Blayr is a phonetically inventive respelling of Blair, a name with deep roots in Scottish Gaelic culture. The Gaelic "blàr" means a flat open expanse — a plain, a field, or more dramatically, a battlefield. It entered the Scottish naming tradition as a topographic surname, given to families who lived near such terrain, before making the characteristic journey from place-name to family name to given name that so many Scottish names have traveled.
In Scotland, Blair remains a place-name attached to several towns and estates, keeping the word's landscape character alive. As a given name, Blair was historically masculine — carried by figures like John Blair, the 18th-century Scottish clergyman who served as chaplain to George Washington — but it crossed gender lines in the latter 20th century and is now used freely across the spectrum. American audiences associate it with Blair Waldorf, the sharp-tongued socialite of the television series Gossip Girl, a character who gave the name a patina of Manhattan ambition and acidic wit.
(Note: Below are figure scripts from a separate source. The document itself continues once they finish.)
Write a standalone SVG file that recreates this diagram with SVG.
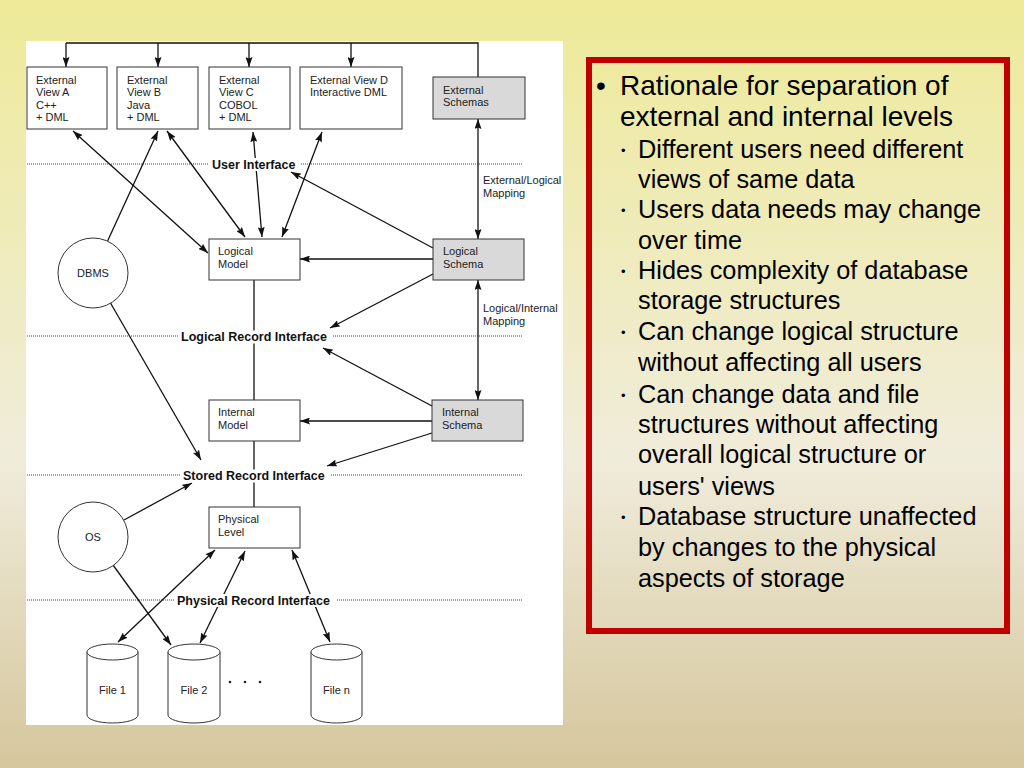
<svg xmlns="http://www.w3.org/2000/svg" width="1024" height="768" viewBox="0 0 1024 768">
<defs>
<linearGradient id="bg" x1="0" y1="0" x2="0" y2="1">
<stop offset="0" stop-color="#eeea98"/>
<stop offset="0.6" stop-color="#f0ecdb"/>
<stop offset="1" stop-color="#d5c69c"/>
</linearGradient>
<marker id="ah" viewBox="0 0 10 7" refX="10" refY="3.5" markerWidth="10" markerHeight="7" markerUnits="userSpaceOnUse" orient="auto-start-reverse">
<path d="M0,0 L10,3.5 L0,7 L1.5,3.5 z" fill="#111"/>
</marker>
<style>
.box{fill:#fff;stroke:#333;stroke-width:1}
.gbox{fill:#d9d9d9;stroke:#333;stroke-width:1}
.t{font-family:"Liberation Sans",Arial,sans-serif;font-size:11px;fill:#222}
.ti{font-family:"Liberation Sans",Arial,sans-serif;font-size:12.5px;font-weight:bold;fill:#111}
.c{fill:none;stroke:#111;stroke-width:1.3}
.a{fill:none;stroke:#111;stroke-width:1.3;marker-end:url(#ah)}
.b{fill:none;stroke:#111;stroke-width:1.3;marker-start:url(#ah);marker-end:url(#ah)}
.dot{stroke:#444;stroke-width:1;stroke-dasharray:1 1}
.m{font-family:"Liberation Sans",Arial,sans-serif;font-size:28px;fill:#000}
.s{font-family:"Liberation Sans",Arial,sans-serif;font-size:25.3px;fill:#000}
.sb{font-family:"Liberation Sans",Arial,sans-serif;font-size:13px;fill:#000}
</style>
</defs>
<rect x="0" y="0" width="1024" height="768" fill="url(#bg)"/>
<rect x="26" y="41" width="537" height="684" fill="#fff"/>

<g id="interfaces">
<line class="dot" x1="27" y1="164" x2="522" y2="164"/>
<line class="dot" x1="27" y1="336" x2="522" y2="336"/>
<line class="dot" x1="27" y1="475" x2="522" y2="475"/>
<line class="dot" x1="27" y1="600" x2="522" y2="600"/>
</g>

<g id="connectors">
<polyline class="c" points="66,43 478,43 478,77"/>
<line class="a" x1="66" y1="43" x2="66" y2="67"/>
<line class="a" x1="158" y1="43" x2="158" y2="67"/>
<line class="a" x1="249" y1="43" x2="249" y2="67"/>
<line class="a" x1="351" y1="43" x2="351" y2="67"/>
<line class="b" x1="73" y1="131" x2="208" y2="253"/>
<line class="a" x1="107.6" y1="241" x2="158" y2="131"/>
<line class="b" x1="167" y1="131" x2="245" y2="237"/>
<line class="b" x1="253" y1="132" x2="262" y2="237"/>
<line class="b" x1="322" y1="132" x2="282" y2="237"/>
<line class="b" x1="478" y1="119" x2="478" y2="239"/>
<line class="a" x1="433" y1="248" x2="291" y2="172"/>
<line class="a" x1="433" y1="259" x2="300" y2="259"/>
<line class="a" x1="433" y1="274" x2="330" y2="328"/>
<line class="b" x1="478" y1="280" x2="478" y2="400"/>
<line class="c" x1="254" y1="280" x2="254" y2="400"/>
<line class="c" x1="254" y1="441" x2="254" y2="507"/>
<line class="a" x1="110.5" y1="303" x2="201" y2="460"/>
<line class="a" x1="432" y1="406" x2="323" y2="348"/>
<line class="a" x1="432" y1="421" x2="300" y2="421"/>
<line class="a" x1="432" y1="433" x2="327" y2="466"/>
<line class="a" x1="124" y1="520" x2="192" y2="483"/>
<line class="a" x1="113" y1="565" x2="171" y2="645"/>
<line class="b" x1="215" y1="550" x2="118" y2="642"/>
<line class="b" x1="245" y1="551" x2="200" y2="643"/>
<line class="b" x1="292" y1="550" x2="330" y2="642"/>
</g>

<g id="interface-labels">
<rect x="209" y="158" width="91" height="13" fill="#fff"/>
<text class="ti" x="212" y="168.5">User Interface</text>
<rect x="178" y="330.5" width="155" height="13" fill="#fff"/>
<text class="ti" x="181" y="340.5">Logical Record Interface</text>
<rect x="180" y="469.5" width="151" height="13" fill="#fff"/>
<text class="ti" x="183" y="479.5">Stored Record Interface</text>
<rect x="174" y="594" width="162" height="13" fill="#fff"/>
<text class="ti" x="177" y="604.5">Physical Record Interface</text>
</g>

<g id="viewA"><rect class="box" x="27" y="67" width="80" height="62"/>
<text class="t" x="36" y="83.5">External</text><text class="t" x="36" y="96">View A</text><text class="t" x="36" y="108.5">C++</text><text class="t" x="36" y="121">+ DML</text></g>
<g id="viewB"><rect class="box" x="117" y="67" width="81" height="62"/>
<text class="t" x="127" y="83.5">External</text><text class="t" x="127" y="96">View B</text><text class="t" x="127" y="108.5">Java</text><text class="t" x="127" y="121">+ DML</text></g>
<g id="viewC"><rect class="box" x="209" y="67" width="81" height="62"/>
<text class="t" x="219" y="83.5">External</text><text class="t" x="219" y="96">View C</text><text class="t" x="219" y="108.5">COBOL</text><text class="t" x="219" y="121">+ DML</text></g>
<g id="viewD"><rect class="box" x="300" y="67" width="102" height="62"/>
<text class="t" x="310" y="83.5">External View D</text><text class="t" x="310" y="96">Interactive DML</text></g>
<g id="externalSchemas"><rect class="gbox" x="433" y="77" width="92" height="42"/>
<text class="t" x="443" y="93.5">External</text><text class="t" x="443" y="106">Schemas</text></g>
<g id="mapping1"><text class="t" x="483" y="184">External/Logical</text><text class="t" x="483" y="196.5">Mapping</text></g>
<g id="dbms"><circle cx="93" cy="273" r="35" fill="#fff" stroke="#333" stroke-width="1"/>
<text class="t" x="93" y="277" text-anchor="middle">DBMS</text></g>
<g id="logicalModel"><rect class="box" x="209" y="239" width="91" height="41"/>
<text class="t" x="218" y="255">Logical</text><text class="t" x="218" y="268">Model</text></g>
<g id="logicalSchema"><rect class="gbox" x="433" y="239" width="91" height="41"/>
<text class="t" x="443" y="255">Logical</text><text class="t" x="443" y="268">Schema</text></g>
<g id="mapping2"><text class="t" x="483" y="312">Logical/Internal</text><text class="t" x="483" y="325">Mapping</text></g>
<g id="internalModel"><rect class="box" x="209" y="400" width="91" height="41"/>
<text class="t" x="218" y="416">Internal</text><text class="t" x="218" y="429">Model</text></g>
<g id="internalSchema"><rect class="gbox" x="432" y="400" width="91" height="41"/>
<text class="t" x="442" y="416">Internal</text><text class="t" x="442" y="429">Schema</text></g>
<g id="os"><circle cx="93" cy="537" r="35" fill="#fff" stroke="#333" stroke-width="1"/>
<text class="t" x="93" y="541" text-anchor="middle">OS</text></g>
<g id="physicalLevel"><rect class="box" x="209" y="507" width="91" height="41"/>
<text class="t" x="218" y="523">Physical</text><text class="t" x="218" y="536">Level</text></g>
<g id="file1"><path d="M87,652 L87,715 A25.5,8 0 0 0 138,715 L138,652" fill="#fff" stroke="#333"/><ellipse cx="112.5" cy="652" rx="25.5" ry="8" fill="#fff" stroke="#333"/>
<text class="t" x="112.5" y="694" text-anchor="middle">File 1</text></g>
<g id="file2"><path d="M168,652 L168,715 A26,8 0 0 0 220,715 L220,652" fill="#fff" stroke="#333"/><ellipse cx="194" cy="652" rx="26" ry="8" fill="#fff" stroke="#333"/>
<text class="t" x="194" y="694" text-anchor="middle">File 2</text></g>
<g id="dots"><circle cx="230" cy="682" r="1.3" fill="#222"/><circle cx="245" cy="682" r="1.3" fill="#222"/><circle cx="260" cy="682" r="1.3" fill="#222"/></g>
<g id="fileN"><path d="M311,652 L311,715 A25.5,8 0 0 0 362,715 L362,652" fill="#fff" stroke="#333"/><ellipse cx="336.5" cy="652" rx="25.5" ry="8" fill="#fff" stroke="#333"/>
<text class="t" x="336.5" y="694" text-anchor="middle">File n</text></g>

<g id="textbox">
<rect x="589" y="60" width="418" height="571" fill="none" stroke="#c00000" stroke-width="6"/>
<text class="m" x="596" y="95">•</text>
<text class="m" x="620" y="95">Rationale for separation of</text>
<text class="m" x="620" y="126">external and internal levels</text>
<g class="sb">
<text x="621" y="155">•</text>
<text x="621" y="215">•</text>
<text x="621" y="276">•</text>
<text x="621" y="337">•</text>
<text x="621" y="400">•</text>
<text x="621" y="522">•</text>
</g>
<g class="s">
<text x="638" y="158">Different users need different</text>
<text x="638" y="188">views of same data</text>
<text x="638" y="218">Users data needs may change</text>
<text x="638" y="249">over time</text>
<text x="638" y="279">Hides complexity of database</text>
<text x="638" y="309">storage structures</text>
<text x="638" y="340">Can change logical structure</text>
<text x="638" y="371">without affecting all users</text>
<text x="638" y="403">Can change data and file</text>
<text x="638" y="433">structures without affecting</text>
<text x="638" y="463">overall logical structure or</text>
<text x="638" y="495">users' views</text>
<text x="638" y="525">Database structure unaffected</text>
<text x="638" y="556">by changes to the physical</text>
<text x="638" y="587">aspects of storage</text>
</g>
</g>
</svg>
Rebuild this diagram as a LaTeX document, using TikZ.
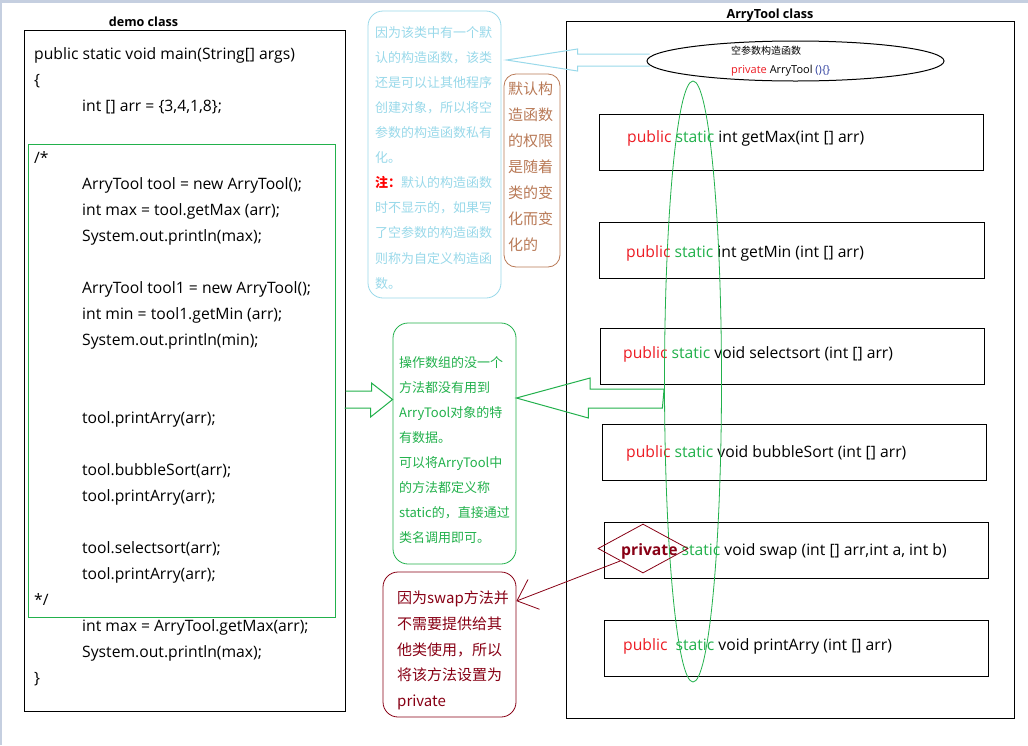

Before that, it was marked by Linda Blair's unforgettable performance in The Exorcist (1973), a very different cultural stamp. Blayr, with its "-yr" ending, belongs to a contemporary American naming aesthetic that prefers to individualize familiar names through respelling — Klair for Claire, Jasmyn for Jasmine, and so on. The y-ending softens the visual impression of the name while maintaining its sound, giving it a slightly more feminine or at least androgynously stylized quality on the page. It signals a family that wanted the Scottish backbone of Blair with a contemporary twist that is entirely their own.